Omit every picture, then give all the entries again exactly.

* RECORDS SHOWN:

§ §

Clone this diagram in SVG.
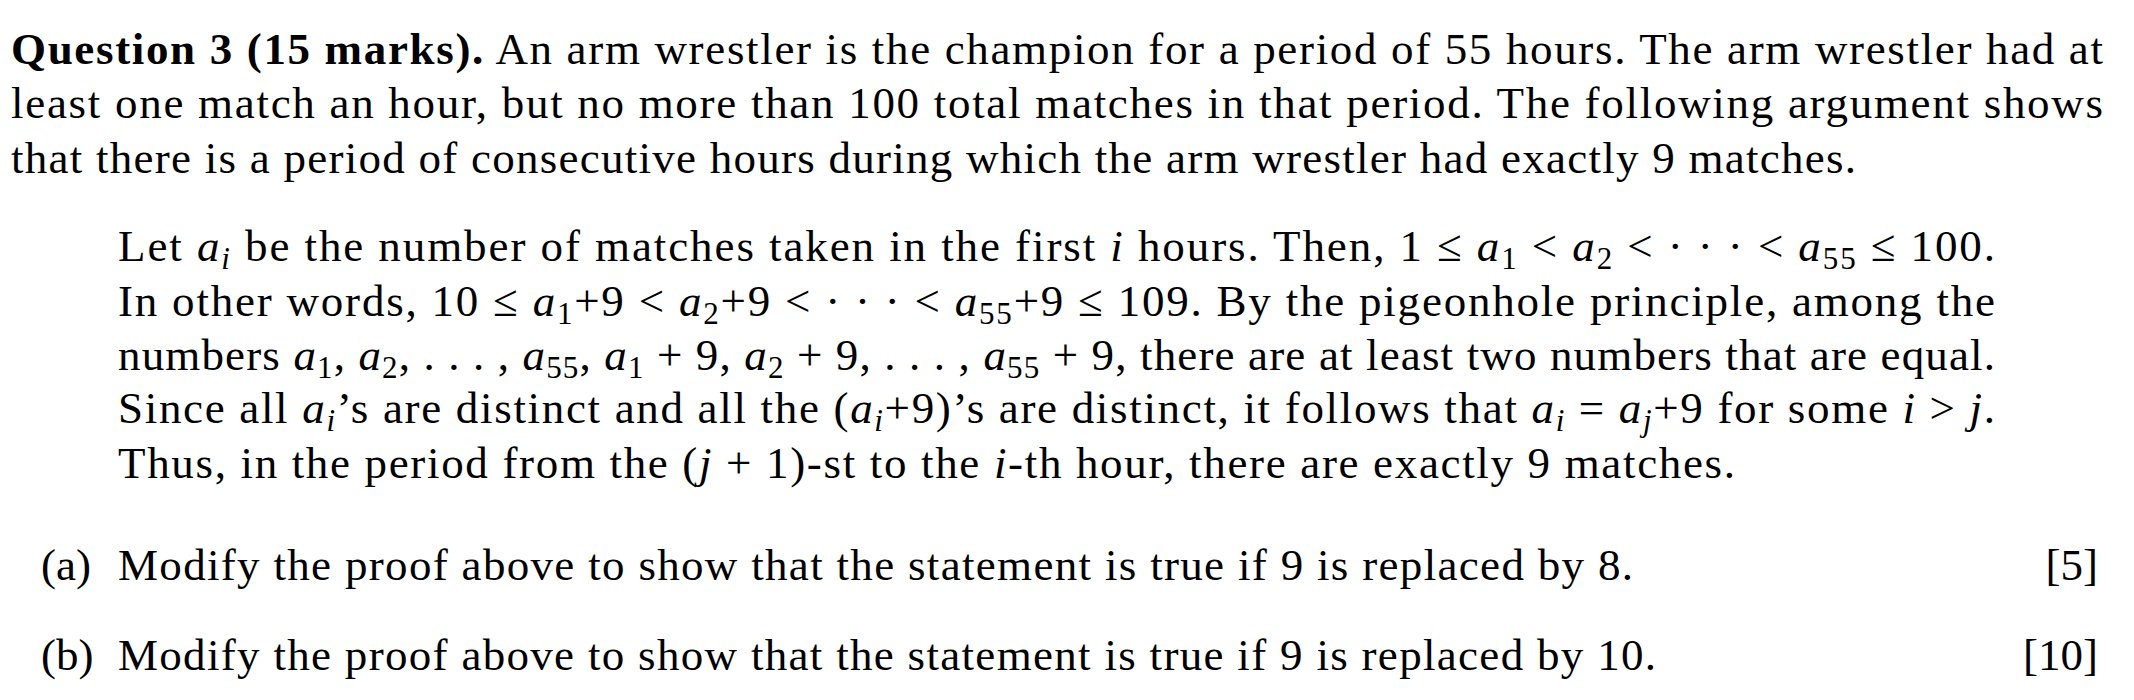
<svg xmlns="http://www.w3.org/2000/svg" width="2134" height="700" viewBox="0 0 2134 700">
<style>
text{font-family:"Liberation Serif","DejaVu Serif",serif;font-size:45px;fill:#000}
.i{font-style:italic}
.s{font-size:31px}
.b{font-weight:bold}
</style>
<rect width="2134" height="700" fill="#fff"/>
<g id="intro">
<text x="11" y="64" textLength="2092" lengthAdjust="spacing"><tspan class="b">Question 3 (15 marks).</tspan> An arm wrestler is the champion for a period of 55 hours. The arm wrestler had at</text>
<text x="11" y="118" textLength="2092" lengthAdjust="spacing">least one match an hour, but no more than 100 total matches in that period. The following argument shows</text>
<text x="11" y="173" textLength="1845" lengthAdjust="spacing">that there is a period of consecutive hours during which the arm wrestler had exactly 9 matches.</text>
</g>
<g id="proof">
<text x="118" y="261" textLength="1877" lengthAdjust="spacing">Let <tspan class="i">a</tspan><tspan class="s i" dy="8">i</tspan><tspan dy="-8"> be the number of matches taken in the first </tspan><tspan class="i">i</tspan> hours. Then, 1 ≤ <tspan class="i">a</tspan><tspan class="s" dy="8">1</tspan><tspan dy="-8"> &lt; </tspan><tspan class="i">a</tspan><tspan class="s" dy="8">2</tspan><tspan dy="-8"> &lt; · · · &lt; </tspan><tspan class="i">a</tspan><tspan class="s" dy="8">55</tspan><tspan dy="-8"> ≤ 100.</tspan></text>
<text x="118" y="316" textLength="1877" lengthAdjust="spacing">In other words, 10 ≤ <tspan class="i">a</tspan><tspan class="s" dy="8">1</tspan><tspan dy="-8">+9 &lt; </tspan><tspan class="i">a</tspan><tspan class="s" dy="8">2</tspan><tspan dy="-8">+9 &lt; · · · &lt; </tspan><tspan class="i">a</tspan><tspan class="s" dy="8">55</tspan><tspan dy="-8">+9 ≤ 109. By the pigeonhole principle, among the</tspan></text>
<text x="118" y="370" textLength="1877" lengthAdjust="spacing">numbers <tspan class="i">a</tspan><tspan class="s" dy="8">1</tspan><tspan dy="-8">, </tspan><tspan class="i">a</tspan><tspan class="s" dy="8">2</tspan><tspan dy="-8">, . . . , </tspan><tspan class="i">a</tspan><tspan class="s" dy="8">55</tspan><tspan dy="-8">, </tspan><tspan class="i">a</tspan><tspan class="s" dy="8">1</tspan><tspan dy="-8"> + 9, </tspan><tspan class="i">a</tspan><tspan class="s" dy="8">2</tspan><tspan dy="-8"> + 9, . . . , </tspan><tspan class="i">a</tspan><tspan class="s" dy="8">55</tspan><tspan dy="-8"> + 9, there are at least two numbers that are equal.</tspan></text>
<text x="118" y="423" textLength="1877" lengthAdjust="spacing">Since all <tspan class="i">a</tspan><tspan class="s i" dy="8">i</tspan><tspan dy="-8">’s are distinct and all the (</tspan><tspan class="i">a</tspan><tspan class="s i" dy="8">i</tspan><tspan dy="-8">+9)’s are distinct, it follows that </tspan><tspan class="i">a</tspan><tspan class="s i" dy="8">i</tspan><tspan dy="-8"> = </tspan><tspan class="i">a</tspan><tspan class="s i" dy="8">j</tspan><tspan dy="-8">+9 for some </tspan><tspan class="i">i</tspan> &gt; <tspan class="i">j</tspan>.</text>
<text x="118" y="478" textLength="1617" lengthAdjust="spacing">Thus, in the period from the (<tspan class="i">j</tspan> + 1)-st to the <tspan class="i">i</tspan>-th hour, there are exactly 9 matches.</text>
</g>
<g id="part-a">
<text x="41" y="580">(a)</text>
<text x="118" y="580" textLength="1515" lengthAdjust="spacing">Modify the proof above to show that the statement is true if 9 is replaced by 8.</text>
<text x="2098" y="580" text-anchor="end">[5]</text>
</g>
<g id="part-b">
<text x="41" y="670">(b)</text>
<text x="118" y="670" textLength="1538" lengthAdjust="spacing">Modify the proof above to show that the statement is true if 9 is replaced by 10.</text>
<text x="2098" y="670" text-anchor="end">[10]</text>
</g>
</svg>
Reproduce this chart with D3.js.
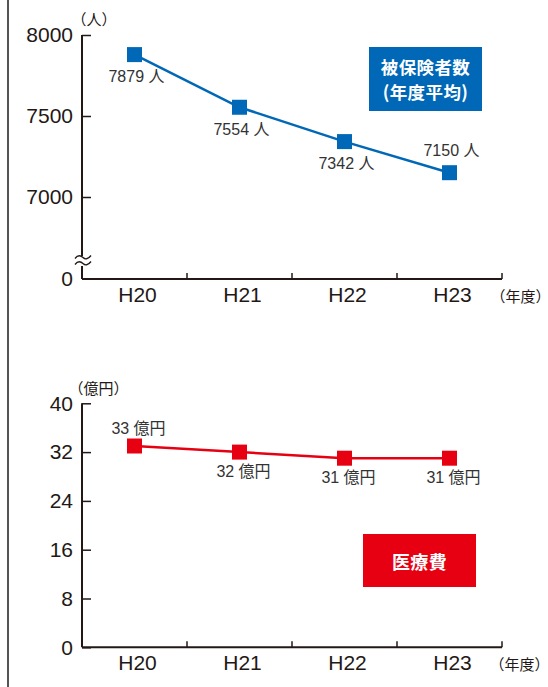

§ §

* EXERCISE RESULT:
Clone this diagram in SVG.
<svg xmlns="http://www.w3.org/2000/svg" width="2134" height="700" viewBox="0 0 2134 700">
<style>
text{font-family:"Liberation Serif","DejaVu Serif",serif;font-size:45px;fill:#000}
.i{font-style:italic}
.s{font-size:31px}
.b{font-weight:bold}
</style>
<rect width="2134" height="700" fill="#fff"/>
<g id="intro">
<text x="11" y="64" textLength="2092" lengthAdjust="spacing"><tspan class="b">Question 3 (15 marks).</tspan> An arm wrestler is the champion for a period of 55 hours. The arm wrestler had at</text>
<text x="11" y="118" textLength="2092" lengthAdjust="spacing">least one match an hour, but no more than 100 total matches in that period. The following argument shows</text>
<text x="11" y="173" textLength="1845" lengthAdjust="spacing">that there is a period of consecutive hours during which the arm wrestler had exactly 9 matches.</text>
</g>
<g id="proof">
<text x="118" y="261" textLength="1877" lengthAdjust="spacing">Let <tspan class="i">a</tspan><tspan class="s i" dy="8">i</tspan><tspan dy="-8"> be the number of matches taken in the first </tspan><tspan class="i">i</tspan> hours. Then, 1 ≤ <tspan class="i">a</tspan><tspan class="s" dy="8">1</tspan><tspan dy="-8"> &lt; </tspan><tspan class="i">a</tspan><tspan class="s" dy="8">2</tspan><tspan dy="-8"> &lt; · · · &lt; </tspan><tspan class="i">a</tspan><tspan class="s" dy="8">55</tspan><tspan dy="-8"> ≤ 100.</tspan></text>
<text x="118" y="316" textLength="1877" lengthAdjust="spacing">In other words, 10 ≤ <tspan class="i">a</tspan><tspan class="s" dy="8">1</tspan><tspan dy="-8">+9 &lt; </tspan><tspan class="i">a</tspan><tspan class="s" dy="8">2</tspan><tspan dy="-8">+9 &lt; · · · &lt; </tspan><tspan class="i">a</tspan><tspan class="s" dy="8">55</tspan><tspan dy="-8">+9 ≤ 109. By the pigeonhole principle, among the</tspan></text>
<text x="118" y="370" textLength="1877" lengthAdjust="spacing">numbers <tspan class="i">a</tspan><tspan class="s" dy="8">1</tspan><tspan dy="-8">, </tspan><tspan class="i">a</tspan><tspan class="s" dy="8">2</tspan><tspan dy="-8">, . . . , </tspan><tspan class="i">a</tspan><tspan class="s" dy="8">55</tspan><tspan dy="-8">, </tspan><tspan class="i">a</tspan><tspan class="s" dy="8">1</tspan><tspan dy="-8"> + 9, </tspan><tspan class="i">a</tspan><tspan class="s" dy="8">2</tspan><tspan dy="-8"> + 9, . . . , </tspan><tspan class="i">a</tspan><tspan class="s" dy="8">55</tspan><tspan dy="-8"> + 9, there are at least two numbers that are equal.</tspan></text>
<text x="118" y="423" textLength="1877" lengthAdjust="spacing">Since all <tspan class="i">a</tspan><tspan class="s i" dy="8">i</tspan><tspan dy="-8">’s are distinct and all the (</tspan><tspan class="i">a</tspan><tspan class="s i" dy="8">i</tspan><tspan dy="-8">+9)’s are distinct, it follows that </tspan><tspan class="i">a</tspan><tspan class="s i" dy="8">i</tspan><tspan dy="-8"> = </tspan><tspan class="i">a</tspan><tspan class="s i" dy="8">j</tspan><tspan dy="-8">+9 for some </tspan><tspan class="i">i</tspan> &gt; <tspan class="i">j</tspan>.</text>
<text x="118" y="478" textLength="1617" lengthAdjust="spacing">Thus, in the period from the (<tspan class="i">j</tspan> + 1)-st to the <tspan class="i">i</tspan>-th hour, there are exactly 9 matches.</text>
</g>
<g id="part-a">
<text x="41" y="580">(a)</text>
<text x="118" y="580" textLength="1515" lengthAdjust="spacing">Modify the proof above to show that the statement is true if 9 is replaced by 8.</text>
<text x="2098" y="580" text-anchor="end">[5]</text>
</g>
<g id="part-b">
<text x="41" y="670">(b)</text>
<text x="118" y="670" textLength="1538" lengthAdjust="spacing">Modify the proof above to show that the statement is true if 9 is replaced by 10.</text>
<text x="2098" y="670" text-anchor="end">[10]</text>
</g>
</svg>
Reproduce this chart with D3.js.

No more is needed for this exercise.